EXERCISE INSTRUCTIONS = Print the first line of the material below and each line after it, exactly as written, ending with the line that contains "import * as".
--
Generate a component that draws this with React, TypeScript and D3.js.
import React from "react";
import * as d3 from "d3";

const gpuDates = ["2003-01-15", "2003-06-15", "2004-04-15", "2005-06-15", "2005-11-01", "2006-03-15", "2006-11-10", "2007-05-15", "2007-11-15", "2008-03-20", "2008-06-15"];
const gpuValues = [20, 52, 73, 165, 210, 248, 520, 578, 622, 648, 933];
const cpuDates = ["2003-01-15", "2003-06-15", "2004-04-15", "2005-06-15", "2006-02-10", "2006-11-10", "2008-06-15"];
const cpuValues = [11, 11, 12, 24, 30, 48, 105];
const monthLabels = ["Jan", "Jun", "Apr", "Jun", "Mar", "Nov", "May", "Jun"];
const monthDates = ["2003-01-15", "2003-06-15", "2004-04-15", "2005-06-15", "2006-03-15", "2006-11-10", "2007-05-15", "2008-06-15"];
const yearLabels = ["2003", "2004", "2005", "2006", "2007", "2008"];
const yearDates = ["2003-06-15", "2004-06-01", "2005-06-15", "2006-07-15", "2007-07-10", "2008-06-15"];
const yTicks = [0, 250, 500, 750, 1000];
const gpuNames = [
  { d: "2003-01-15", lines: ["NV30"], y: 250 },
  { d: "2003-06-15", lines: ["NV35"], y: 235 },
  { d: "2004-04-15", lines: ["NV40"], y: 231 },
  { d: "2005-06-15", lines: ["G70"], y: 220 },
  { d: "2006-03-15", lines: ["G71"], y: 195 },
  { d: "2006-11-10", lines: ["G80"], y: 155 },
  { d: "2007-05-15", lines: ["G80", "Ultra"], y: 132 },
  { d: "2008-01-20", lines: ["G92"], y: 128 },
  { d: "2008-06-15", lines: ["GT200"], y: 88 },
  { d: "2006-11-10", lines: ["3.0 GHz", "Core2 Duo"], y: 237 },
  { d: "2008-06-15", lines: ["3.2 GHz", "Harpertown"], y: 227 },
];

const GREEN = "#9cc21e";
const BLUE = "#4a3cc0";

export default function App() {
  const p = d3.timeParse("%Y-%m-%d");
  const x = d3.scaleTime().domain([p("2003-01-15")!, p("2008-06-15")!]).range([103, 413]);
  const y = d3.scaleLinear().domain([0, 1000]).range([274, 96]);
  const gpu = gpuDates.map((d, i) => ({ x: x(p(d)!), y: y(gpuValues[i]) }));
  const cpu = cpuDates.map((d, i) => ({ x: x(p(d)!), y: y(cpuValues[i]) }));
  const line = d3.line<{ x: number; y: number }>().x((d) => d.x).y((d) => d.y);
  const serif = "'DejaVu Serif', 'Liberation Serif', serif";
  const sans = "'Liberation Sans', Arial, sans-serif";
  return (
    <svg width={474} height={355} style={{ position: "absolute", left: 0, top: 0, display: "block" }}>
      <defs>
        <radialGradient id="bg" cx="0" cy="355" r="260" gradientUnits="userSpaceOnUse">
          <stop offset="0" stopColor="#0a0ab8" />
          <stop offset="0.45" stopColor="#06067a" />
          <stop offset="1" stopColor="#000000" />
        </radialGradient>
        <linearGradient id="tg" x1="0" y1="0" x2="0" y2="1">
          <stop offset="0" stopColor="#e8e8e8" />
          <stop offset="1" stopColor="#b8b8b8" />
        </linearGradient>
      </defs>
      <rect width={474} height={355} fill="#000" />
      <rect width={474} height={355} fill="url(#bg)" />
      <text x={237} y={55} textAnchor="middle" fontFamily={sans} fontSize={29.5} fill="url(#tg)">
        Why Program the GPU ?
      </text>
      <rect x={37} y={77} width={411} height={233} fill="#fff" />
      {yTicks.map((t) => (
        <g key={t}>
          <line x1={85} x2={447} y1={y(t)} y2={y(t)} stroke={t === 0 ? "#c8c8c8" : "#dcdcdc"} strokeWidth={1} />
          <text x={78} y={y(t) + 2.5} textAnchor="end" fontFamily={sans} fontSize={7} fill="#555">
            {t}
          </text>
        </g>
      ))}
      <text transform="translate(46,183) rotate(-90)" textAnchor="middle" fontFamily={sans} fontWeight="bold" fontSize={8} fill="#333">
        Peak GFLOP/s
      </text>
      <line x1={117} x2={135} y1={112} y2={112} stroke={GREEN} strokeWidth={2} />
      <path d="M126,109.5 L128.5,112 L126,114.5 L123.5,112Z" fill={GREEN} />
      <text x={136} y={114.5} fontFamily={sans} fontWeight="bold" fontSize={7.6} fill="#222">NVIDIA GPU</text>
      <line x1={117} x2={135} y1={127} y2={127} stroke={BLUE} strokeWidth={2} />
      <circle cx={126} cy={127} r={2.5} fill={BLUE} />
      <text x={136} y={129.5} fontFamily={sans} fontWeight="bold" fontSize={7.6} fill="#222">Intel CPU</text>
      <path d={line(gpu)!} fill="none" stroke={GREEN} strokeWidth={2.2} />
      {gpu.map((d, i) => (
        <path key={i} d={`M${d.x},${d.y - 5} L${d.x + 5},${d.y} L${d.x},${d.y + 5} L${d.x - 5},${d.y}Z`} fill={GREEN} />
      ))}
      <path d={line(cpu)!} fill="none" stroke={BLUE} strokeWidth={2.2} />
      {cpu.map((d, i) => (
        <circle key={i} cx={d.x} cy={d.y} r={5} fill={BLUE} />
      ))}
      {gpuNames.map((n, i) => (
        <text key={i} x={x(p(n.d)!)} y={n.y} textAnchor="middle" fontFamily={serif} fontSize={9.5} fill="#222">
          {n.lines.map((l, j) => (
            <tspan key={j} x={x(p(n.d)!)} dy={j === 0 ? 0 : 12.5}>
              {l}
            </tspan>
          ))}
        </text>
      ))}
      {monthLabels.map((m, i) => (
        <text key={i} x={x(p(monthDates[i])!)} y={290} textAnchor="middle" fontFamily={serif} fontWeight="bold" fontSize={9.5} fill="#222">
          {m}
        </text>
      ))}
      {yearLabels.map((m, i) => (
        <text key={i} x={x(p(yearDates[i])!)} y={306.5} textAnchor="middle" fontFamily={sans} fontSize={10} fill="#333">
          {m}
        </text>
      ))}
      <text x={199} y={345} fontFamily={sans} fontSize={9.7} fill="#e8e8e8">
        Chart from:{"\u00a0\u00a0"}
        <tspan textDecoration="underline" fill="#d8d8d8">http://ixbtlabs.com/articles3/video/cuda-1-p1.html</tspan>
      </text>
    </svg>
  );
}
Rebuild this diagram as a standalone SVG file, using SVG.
--
ANSWER TO THE PROBLEM =
Generate a component that draws this with React, TypeScript and D3.js.
import React from "react";
import * as d3 from "d3";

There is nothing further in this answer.